I'm aware of the problems in Vista about not recording sound, but not in XP. I'm trying to record "out-of-the-speakers" sound with Audacity. I've updated sound driver and I have newest Audacity version. I don't have a sound card, I just use integrated sound on my mobo if thats a problem.

Thanks, Zach


----------



## noatakzak (Sep 19, 2008)

bump


----------



## Mosquito555 (Apr 25, 2007)

Hmmm, I'm not sure what "out of the speakers" refers to...

Are you trying to record what is being played on your computer?

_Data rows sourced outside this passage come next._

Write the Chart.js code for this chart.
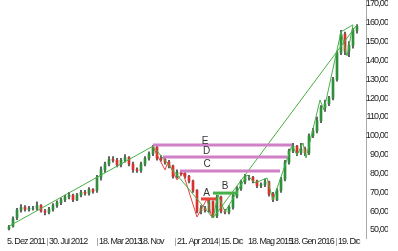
<!DOCTYPE html>
<html>
<head>
<meta charset="utf-8">
<script src="https://cdn.jsdelivr.net/npm/chart.js@4/dist/chart.umd.min.js"></script>
<style>
  html, body { margin: 0; padding: 0; background: #fff; }
  #wrap { width: 398px; height: 251px; }
</style>
</head>
<body>
<div id="wrap"><canvas id="myChart"></canvas></div>
<script>
// candele settimanali (indice = posizione sull'asse)
var opens  = [50.5, 52, 56.5, 60.5, 62, 61, 61.5, 61.5, 63, 60, 59.5, 61, 63, 64.5, 66, 67.5, 68.5, 66, 68.5, 70,
              69.5, 71.5, 71, 78, 82, 85, 87.5, 87, 84.5, 87, 88.5, 85, 82, 81.5, 85, 88, 90.5, 94, 88, 87.5,
              86, 84, 78.5, 80.5, 80, 78.5, 76, 71, 60, 61.5, 60.5, 65, 57.5, 67.5, 60, 59.5, 62, 68, 72, 75.5,
              78, 78, 76, 73.5, 74, 75.5, 69, 66, 71, 77, 86, 92, 94.5, 91, 93, 91, 100, 102.5, 108, 115,
              117, 120, 130, 144, 154, 145, 148, 156];
var closes = [51.5, 56, 60.5, 62, 61, 61.5, 61.5, 63, 60, 59.5, 61, 63, 64.5, 66, 67.5, 68.5, 66, 68.5, 70, 69.5,
              71.5, 70.5, 78, 82, 85, 87.5, 87, 84.5, 87, 88.5, 85, 82, 81.5, 85, 88, 90.5, 94, 88, 87.5, 86,
              84, 78.5, 80.5, 80, 78.5, 76, 71, 60, 61.5, 60.5, 65, 57.5, 67.5, 60, 59.5, 62, 68, 72, 75.5, 78,
              78, 76, 73.5, 74, 75.5, 69, 66, 71, 77, 86, 92, 94.5, 91, 93, 91, 100, 102.5, 108, 115, 117,
              120, 130, 144, 154, 145, 148, 156, 158];
var highs  = [52.5, 57, 61.5, 63.5, 63, 62.5, 62.5, 65, 63.5, 61, 62, 64, 65.5, 67, 68.5, 70, 69, 69.5, 71, 71,
              72.5, 72, 79, 83.5, 86, 89, 89, 88, 88, 90, 89, 86, 83, 86, 89, 91.5, 95, 94.5, 89.5, 88.5,
              87, 84.5, 82, 81.5, 80.5, 79, 76.5, 71.5, 63, 62.5, 66, 65.5, 68.5, 68, 61, 63, 69, 73, 76.5, 79.5,
              79, 78.5, 76.5, 75, 77, 76, 70, 72, 78, 87, 93, 96, 95, 96, 94, 101, 104, 110, 116, 119,
              121, 131, 145, 156, 155, 150, 157, 159];
var lows   = [50, 51.5, 55.5, 59.5, 60, 60, 60.5, 60.5, 59.5, 58, 58.5, 60, 62, 63.5, 65, 66.5, 65, 65.5, 67.5, 68.5,
              68.5, 69.5, 70, 76.5, 80.5, 84, 86, 83.5, 83.5, 86, 84, 80.5, 80.5, 80.5, 84, 87, 89.5, 87, 86.5, 85,
              83, 77.5, 77.5, 79, 77.5, 75, 70, 59, 58.5, 59.5, 59.5, 56.5, 56.5, 59, 58.5, 58.5, 61, 67, 71, 74.5,
              76.5, 75, 72.5, 72.5, 73, 68, 65, 65.5, 70, 76, 85, 91, 89.5, 90, 89.5, 90, 99, 101.5, 107, 113,
              116, 119, 129, 143, 143, 142, 146.5, 154.5];

// linee di tendenza e zigzag
var trendX = [0, 36, 51, 87];
var trendY = [52, 94.5, 56.3, 159];
var zigRedX = [36, 39, 39.75, 42, 43.5, 47, 49.5, 50.75];
var zigRedY = [94.1, 81.9, 86.1, 76.6, 80.3, 56.9, 66.5, 56.4];
var zigGreenX = [51, 52.25, 54, 59.5, 61.5, 64.5, 66, 70.75, 72, 73.5, 74.25, 77.75, 78.75, 83, 84.5, 86, 83];
var zigGreenY = [56.4, 68.6, 59.6, 79.2, 75, 77.6, 65.9, 95.1, 89.8, 96.2, 88.2, 119, 113.7, 155.2, 142.4, 158.9, 155.2];

// livelli orizzontali
var levelNames = ['E', 'D', 'C', 'A', 'B'];
var levelValues = [95.1, 88.8, 81.3, 66.5, 69.6];
var levelStart = [36, 38.5, 42.75, 48, 51];
var levelEnd = [70.75, 69.5, 67.75, 51.75, 57.25];
var levelTextX = [49, 49.4, 49.5, 49.4, 54];
var levelTextY = [97.2, 91.6, 85.0, 69.6, 73.4];

// asse x
var xTickPos = [-1, 9.5, 22, 32, 41.5, 52.5, 59.25, 69.75, 81.75];
var xLabels = ['5. Dez 2011', '30. Jul 2012', '18. Mar 2013', '18. Nov', '21. Apr 2014', '15. Dic', '18. Mag 2015', '18. Gen 2016', '19. Dic'];
var xSeparator = [false, true, true, false, true, true, false, false, true];

// asse y
var yTicks = [50, 60, 70, 80, 90, 100, 110, 120, 130, 140, 150, 160, 170];

var GREEN = '#45b045';
var RED = '#e8443a';
var PINK = '#cf80c6';
var levelColors = { E: PINK, D: PINK, C: PINK, A: RED, B: GREEN };

// niente font stretto installato: Liberation Sans con spaziatura ridotta
var axisFont = { family: '"Liberation Sans", Arial, sans-serif', size: 9 };
var SPACING = '-0.9px';
var probe = document.createElement('canvas').getContext('2d');
probe.font = axisFont.size + 'px ' + axisFont.family;
probe.letterSpacing = SPACING;
var yLabelPad = 17 - probe.measureText('160,00').width;

function pts(xs, ys) {
    return xs.map(function (x, i) { return { x: x, y: ys[i] }; });
}

var datasets = [];

levelNames.forEach(function (name, i) {
    datasets.push({
        type: 'line',
        data: [{ x: levelStart[i], y: levelValues[i] }, { x: levelEnd[i], y: levelValues[i] }],
        borderColor: levelColors[name],
        borderWidth: 3,
        pointRadius: 0,
        order: 1
    });
});

datasets.push({ type: 'line', data: pts(trendX, trendY), borderColor: GREEN, borderWidth: 1, pointRadius: 0, tension: 0, order: 2 });
datasets.push({ type: 'line', data: pts(zigRedX, zigRedY), borderColor: RED, borderWidth: 1, pointRadius: 0, tension: 0, order: 2 });
datasets.push({ type: 'line', data: pts(zigGreenX, zigGreenY), borderColor: GREEN, borderWidth: 1, pointRadius: 0, tension: 0, order: 2 });

// corpi
datasets.push({
    type: 'bar',
    data: closes.map(function (c, i) { return { x: i, y: [opens[i], c] }; }),
    backgroundColor: function (ctx) {
        var i = ctx.dataIndex;
        return closes[i] >= opens[i] ? '#2f8f3a' : '#d93030';
    },
    barThickness: 2,
    grouped: false,
    borderWidth: 0,
    borderSkipped: false,
    order: 3
});
// stoppini
datasets.push({
    type: 'bar',
    data: highs.map(function (h, i) { return { x: i, y: [lows[i], h] }; }),
    backgroundColor: '#444',
    barThickness: 1,
    grouped: false,
    borderWidth: 0,
    borderSkipped: false,
    order: 4
});

var spacingPlugin = {
    id: 'spacing',
    beforeLayout: function (chart) { chart.ctx.letterSpacing = SPACING; },
    beforeDraw: function (chart) { chart.ctx.letterSpacing = SPACING; }
};

var letterPlugin = {
    id: 'letters',
    afterDatasetsDraw: function (chart) {
        var ctx = chart.ctx;
        var xs = chart.scales.x, ys = chart.scales.y;
        ctx.save();
        ctx.letterSpacing = '0px';
        ctx.font = '10px "Liberation Sans", Arial, sans-serif';
        ctx.fillStyle = '#333';
        ctx.textAlign = 'center';
        ctx.textBaseline = 'middle';
        levelNames.forEach(function (name, i) {
            ctx.fillText(name, xs.getPixelForValue(levelTextX[i]), ys.getPixelForValue(levelTextY[i]));
        });
        ctx.restore();
    }
};

var ctx = document.getElementById('myChart').getContext('2d');
var myChart = new Chart(ctx, {
    type: 'bar',
    data: { datasets: datasets },
    options: {
        responsive: true,
        maintainAspectRatio: false,
        animation: false,
        layout: { padding: { left: 5, right: 10, top: 0, bottom: 0 } },
        plugins: { legend: { display: false }, tooltip: { enabled: false } },
        scales: {
            x: {
                type: 'linear',
                min: -1,
                max: 89.25,
                offset: false,
                afterBuildTicks: function (scale) {
                    scale.ticks = xTickPos.map(function (v) { return { value: v }; });
                },
                afterFit: function (scale) {
                    scale.height = 13;
                    scale.paddingLeft = 0;
                    scale.paddingRight = 0;
                },
                grid: {
                    offset: false,
                    drawOnChartArea: false,
                    drawTicks: true,
                    tickLength: 8,
                    color: function (c) { return xSeparator[c.index] ? '#aaa' : 'rgba(0,0,0,0)'; }
                },
                border: { display: false },
                ticks: {
                    autoSkip: false,
                    maxRotation: 0,
                    align: 'start',
                    labelOffset: 2,
                    padding: -10,
                    color: '#222',
                    font: axisFont,
                    callback: function (v, i) { return xLabels[i]; }
                }
            },
            y: {
                type: 'linear',
                position: 'right',
                min: 45.75,
                max: 172.08,
                afterBuildTicks: function (scale) {
                    scale.ticks = yTicks.map(function (v) { return { value: v }; });
                },
                afterFit: function (scale) {
                    scale.width = 22;
                    scale.paddingTop = 0;
                    scale.paddingBottom = 0;
                },
                grid: { drawOnChartArea: false, drawTicks: false },
                border: { display: true, color: '#aaa', width: 1 },
                ticks: {
                    crossAlign: 'far',
                    padding: yLabelPad,
                    color: '#222',
                    font: axisFont,
                    callback: function (v) { return v.toFixed(2).replace('.', ','); }
                }
            }
        }
    },
    plugins: [spacingPlugin, letterPlugin]
});
</script>
</body>
</html>
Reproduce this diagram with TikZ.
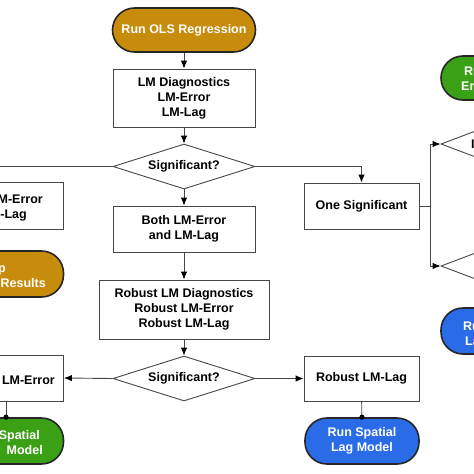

Like watching a youtube video and recording the sound in real time?


----------



## noatakzak (Sep 19, 2008)

Mosquito555 said:


> Like watching a youtube video and recording the sound in real time?


Exactly.


----------



## Mosquito555 (Apr 25, 2007)

Okay here's how to do this:

1) Find a cable with two male 1/8 headphone jacks. Plug the first tip to your speakers headphone port (if your speakers do not have such a port you can plug it directly to the stereo output port of your sound card - the green one where your speakers are plugged to). Plug the second tip on the line in port of your sound card - the blue one. Set windows to record from the line in port and you are all set.


2) Open control panel - sounds and audio devices - audio tab - sound recording - volume. There you should see an option like: "What you hear", "Wave", "Stereo Mix". All of these options do exactly the same thing - they route the audio that you hear to the recording software. Select the one you need and test. You may need to alter the output level if it sounds too low or too high (distorted).

The name depends on the sound card (Your best bet is wave and stereo mix), I guess you will find the correct one quite easily. If you can't see any of these options select options and then properties. Enable whatever you need from the list that's brought up.

Please tell me if that worked for you! If you want any clarifications just ask!

Cheers!


----------



## noatakzak (Sep 19, 2008)

Are you saying that these are the two ways you can do this or is these the 2 steps to record. I've done the first one before and that works fine, but I've seen it without having to use a cable. I don't know if it has anything to do with it, but where I've seen it they've had a sound card.


----------



## Mosquito555 (Apr 25, 2007)

I described the two ways I know of .

You have to do it the second way. As I can see on your screenshot you clicked on the wrong button  . You can't select anything but only mute things. Check my screenshot. 

On the next window just select "Wave" or "Stereo Mix" as the port used for recording. If you don't see any of these options click on options and select properties. There you should be able to select any missing options.


----------



## noatakzak (Sep 19, 2008)

I don't seem to have "Wave" or "Stereo Mix" even under properties.


----------



## Mosquito555 (Apr 25, 2007)

Unfortunately your sound chip doesn't support recording this way then...

Usually, even on board sound chips can do it, sorry for wasting your time...I guess that buying a sound card or using the cable workaround is the only way to go for now.


----------



## noatakzak (Sep 19, 2008)

I had suspicion of that. Thanks for your help.


----------



## Noyb (May 25, 2005)

Mosquito555 said:


> ....1) Find a cable with two male 1/8 headphone jacks .... using the cable workaround is the only way to go for now.